Online shoppers in China got lower prices on a range of items in the first half of the year, according to a price index compiled by Taobao.com, which claims to be the country's largest online auction site.
The online consumer price index (CPI), or the "Taobao CPI", reflects prices for the most popular items that the site's 67 million registered customers bought, including clothing, digital goods and cosmetics.
According to Taobao.com, prices rose by 0.41 percent month-on-month in January but then fell month-on-month thereafter, dropping 2.74 percent, 7.28 percent, 9.24 percent, 6.35 percent and 8.22 percent from February to June.
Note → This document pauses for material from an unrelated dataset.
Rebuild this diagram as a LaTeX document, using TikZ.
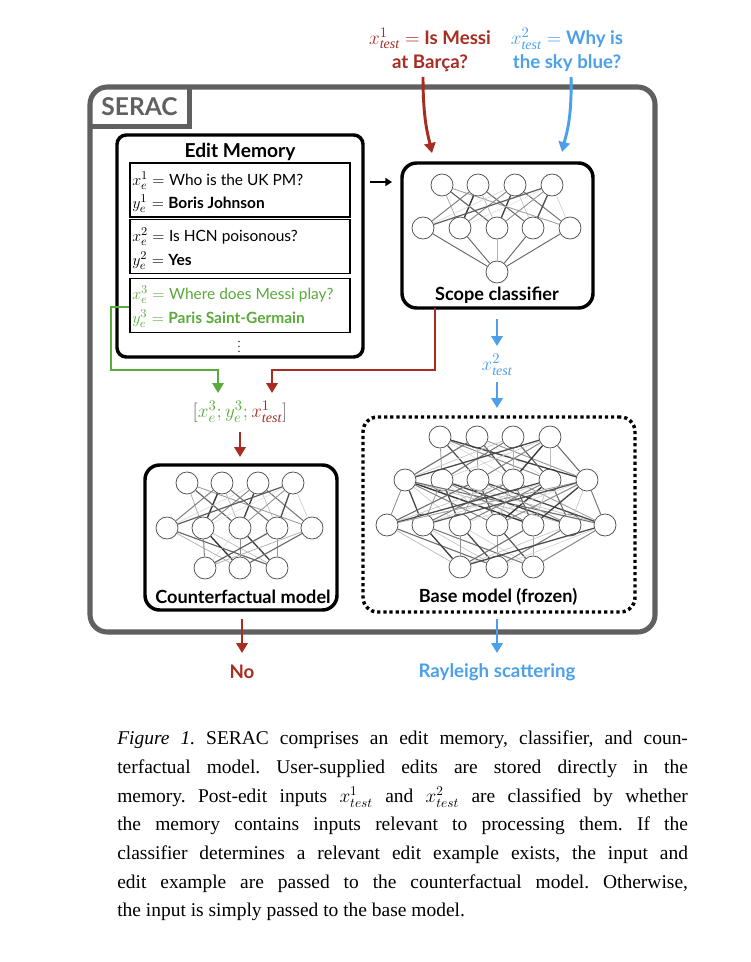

The company plans to release the index each month from now on, it said over the weekend when it released the index.
These declines show that despite a huge increase in the national CPI, most urban residents, especially young people, got lower prices on their daily non-food purchases in the first half of 2008, said Zhang Yanping, an e-commerce analyst at Shanghai-based iResearch.
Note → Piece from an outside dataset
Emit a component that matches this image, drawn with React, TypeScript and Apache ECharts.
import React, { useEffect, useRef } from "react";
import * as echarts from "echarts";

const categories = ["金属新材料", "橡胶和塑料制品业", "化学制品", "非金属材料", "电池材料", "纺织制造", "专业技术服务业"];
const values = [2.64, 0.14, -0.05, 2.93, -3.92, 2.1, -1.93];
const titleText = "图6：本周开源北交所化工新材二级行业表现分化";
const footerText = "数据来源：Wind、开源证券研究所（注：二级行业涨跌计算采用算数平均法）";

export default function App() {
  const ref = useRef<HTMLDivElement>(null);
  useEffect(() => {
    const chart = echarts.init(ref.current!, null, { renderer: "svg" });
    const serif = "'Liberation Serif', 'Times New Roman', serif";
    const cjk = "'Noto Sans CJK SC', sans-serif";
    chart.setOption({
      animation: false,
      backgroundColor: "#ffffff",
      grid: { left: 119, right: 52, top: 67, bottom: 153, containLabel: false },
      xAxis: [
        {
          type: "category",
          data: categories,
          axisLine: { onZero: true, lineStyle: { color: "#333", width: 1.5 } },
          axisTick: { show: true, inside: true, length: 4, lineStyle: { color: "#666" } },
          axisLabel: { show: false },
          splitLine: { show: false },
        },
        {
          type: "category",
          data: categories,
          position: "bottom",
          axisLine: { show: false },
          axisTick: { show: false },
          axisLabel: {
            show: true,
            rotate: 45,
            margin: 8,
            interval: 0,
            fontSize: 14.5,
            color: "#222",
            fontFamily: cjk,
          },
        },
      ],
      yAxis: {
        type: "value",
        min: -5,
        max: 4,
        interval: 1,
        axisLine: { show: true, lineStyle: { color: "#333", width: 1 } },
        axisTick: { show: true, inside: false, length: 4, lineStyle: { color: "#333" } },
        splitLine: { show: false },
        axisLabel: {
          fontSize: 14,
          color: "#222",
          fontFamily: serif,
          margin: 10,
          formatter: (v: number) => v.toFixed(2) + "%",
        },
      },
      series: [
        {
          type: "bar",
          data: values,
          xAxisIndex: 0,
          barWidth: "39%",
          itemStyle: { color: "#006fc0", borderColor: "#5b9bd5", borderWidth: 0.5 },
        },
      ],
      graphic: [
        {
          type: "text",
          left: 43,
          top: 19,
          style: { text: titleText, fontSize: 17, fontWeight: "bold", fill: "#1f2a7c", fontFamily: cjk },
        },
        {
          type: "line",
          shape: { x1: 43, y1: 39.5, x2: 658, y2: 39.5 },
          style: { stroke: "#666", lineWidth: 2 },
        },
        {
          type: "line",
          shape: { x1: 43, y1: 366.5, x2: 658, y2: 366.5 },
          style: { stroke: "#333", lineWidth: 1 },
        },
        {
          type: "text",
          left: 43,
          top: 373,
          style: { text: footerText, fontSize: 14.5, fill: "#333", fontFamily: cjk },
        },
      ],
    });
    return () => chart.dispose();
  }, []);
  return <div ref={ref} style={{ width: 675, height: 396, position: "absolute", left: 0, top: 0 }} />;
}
Falling online prices also reflect competition among virtual vendors, as it is easy for consumers to compare Internet prices, said Zhang.
"I used to buy Kiehl's lip balm from Taobao.com at a price of 87 yuan last summer, but it cost me only 57 yuan this week from the same store," said a 22-year-old woman surnamed Zhang, who claimed that most of her make-up comes from online shops. The price of 87 yuan is equivalent to about 12.60 U.S. dollars these days.
More than 55 million people in China purchased something online last year. Half of the netizens in major cities such as Beijing and Shanghai shopped online in 2007, according to China Intelli Consulting, a Beijing-based consulting firm.
Online shopping transactions hit 16.2 billion yuan in 19 affluent cities during the first half of 2008, according to the China Internet Network Information Center.